Holding — Failla, J.
- The U.S. District Court for the Southern District of New York held that Section 415 of the Federal Communications Act did not preempt New York's six-year statute of limitations, thereby granting the defendant's motion for judgment on the pleadings and denying the plaintiff's cross-motion.
Rule
- Federal law does not preempt state statutes of limitations regarding debt collection practices when a federal statute does not completely occupy the field of regulation and both laws can coexist.
Reasoning
- The U.S. District Court reasoned that Congress did not intend to preempt state law in this area, as evidenced by the dual regulatory framework established by the Federal Communications Act that allows for both federal and state regulation of telecommunications.
- The court found that the provisions of the FCA, particularly Section 415, which set forth a two-year limitations period, did not occupy the entire field of telecommunications law and thus did not negate New York's six-year limitations period.
- The court also ruled that neither field preemption nor conflict preemption applied, as the New York statute did not impede the federal objectives outlined in the FCA.
- The court emphasized that the FCA's language did not suggest an intention to preempt state statutes of limitations and that the legislative history indicated a desire for states to maintain regulatory authority alongside federal law.
- Additionally, it concluded that compliance with both the FCA and the CPLR was possible, as the two statutes could coexist without direct conflict.

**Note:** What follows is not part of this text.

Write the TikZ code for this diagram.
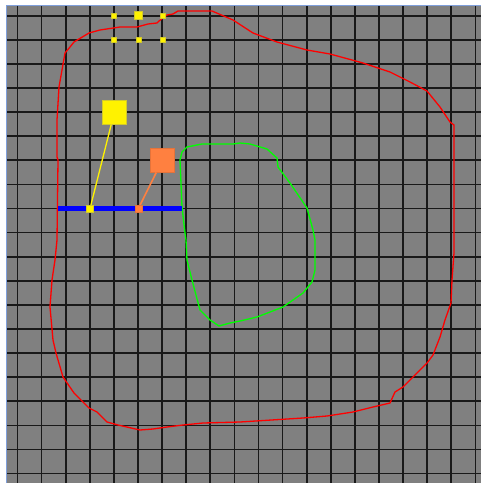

Deep Dive: How the Court Reached Its Decision
Background of the Case
The case involved Yannsi Espinal, who had an unpaid debt stemming from her account with AT&T Mobility. AFNI, Inc., a debt collection agency, sent a letter to Espinal offering to settle her debt but failed to inform her that the debt was time-barred and that a partial payment could reset the limitations period. Espinal filed a complaint asserting that this practice violated the Fair Debt Collection Practices Act (FDCPA). The legal dispute centered on whether the two-year limitations period in Section 415 of the Federal Communications Act (FCA) preempted New York's six-year statute of limitations for breach of contract actions. The U.S. District Court for the Southern District of New York evaluated cross-motions for judgment on the pleadings to resolve this issue.
Legal Framework
The court analyzed the legal implications of the FCA and the FDCPA. The FCA established regulations for telecommunications, while the FDCPA aimed to eliminate abusive debt collection practices. Section 415 of the FCA specifically set forth a two-year statute of limitations for actions by carriers to recover lawful charges. However, New York's Civil Practice Law and Rules (CPLR) established a six-year limitations period for breach of contract actions. The court considered whether the language and structure of the FCA indicated an intention to preempt state law, particularly the CPLR, which could potentially create a conflict.
Field Preemption Analysis
The court first examined whether field preemption applied, which would require that Congress had comprehensively legislated in a manner that occupied the entire field of telecommunications. The court found no indication that Congress intended to completely displace state authority in this area. It noted that the FCA contained several provisions allowing for state regulation, suggesting a dual regulatory framework rather than an exclusive federal regime. The inclusion of savings clauses in the FCA further indicated that Congress did not intend to occupy the entire field, as these clauses preserved state remedies alongside federal law. Therefore, the court concluded that field preemption did not apply in this case.
Conflict Preemption Analysis
Next, the court considered whether conflict preemption applied, which exists when compliance with both federal and state laws is impossible, or when the state law stands as an obstacle to federal objectives. The court found that the CPLR's six-year statute of limitations did not conflict with the FCA's two-year limitation, as both could coexist without direct interference. It emphasized that the CPLR did not prevent the enforcement of the FCA, nor did it penalize actions authorized by federal law. Additionally, the court reasoned that it was possible for debt collectors to comply with both statutes, noting that there were no legal constraints preventing compliance with the CPLR while adhering to the FCA's requirements. Thus, the court ruled that conflict preemption was not applicable.
Conclusion of the Court
The U.S. District Court held that Section 415 of the FCA did not preempt New York's six-year statute of limitations. This ruling led to the granting of AFNI's motion for judgment on the pleadings and the denial of Espinal's cross-motion. The court's decision underscored the importance of maintaining a cooperative federal-state regulatory relationship in the realm of telecommunications and debt collection practices. By affirming the CPLR's applicability, the court ensured that consumers retained protections under state law, highlighting that Congress did not intend to eliminate state statutes of limitations in this context. Consequently, the court's ruling reaffirmed the coexistence of federal and state regulations in the field of debt collection.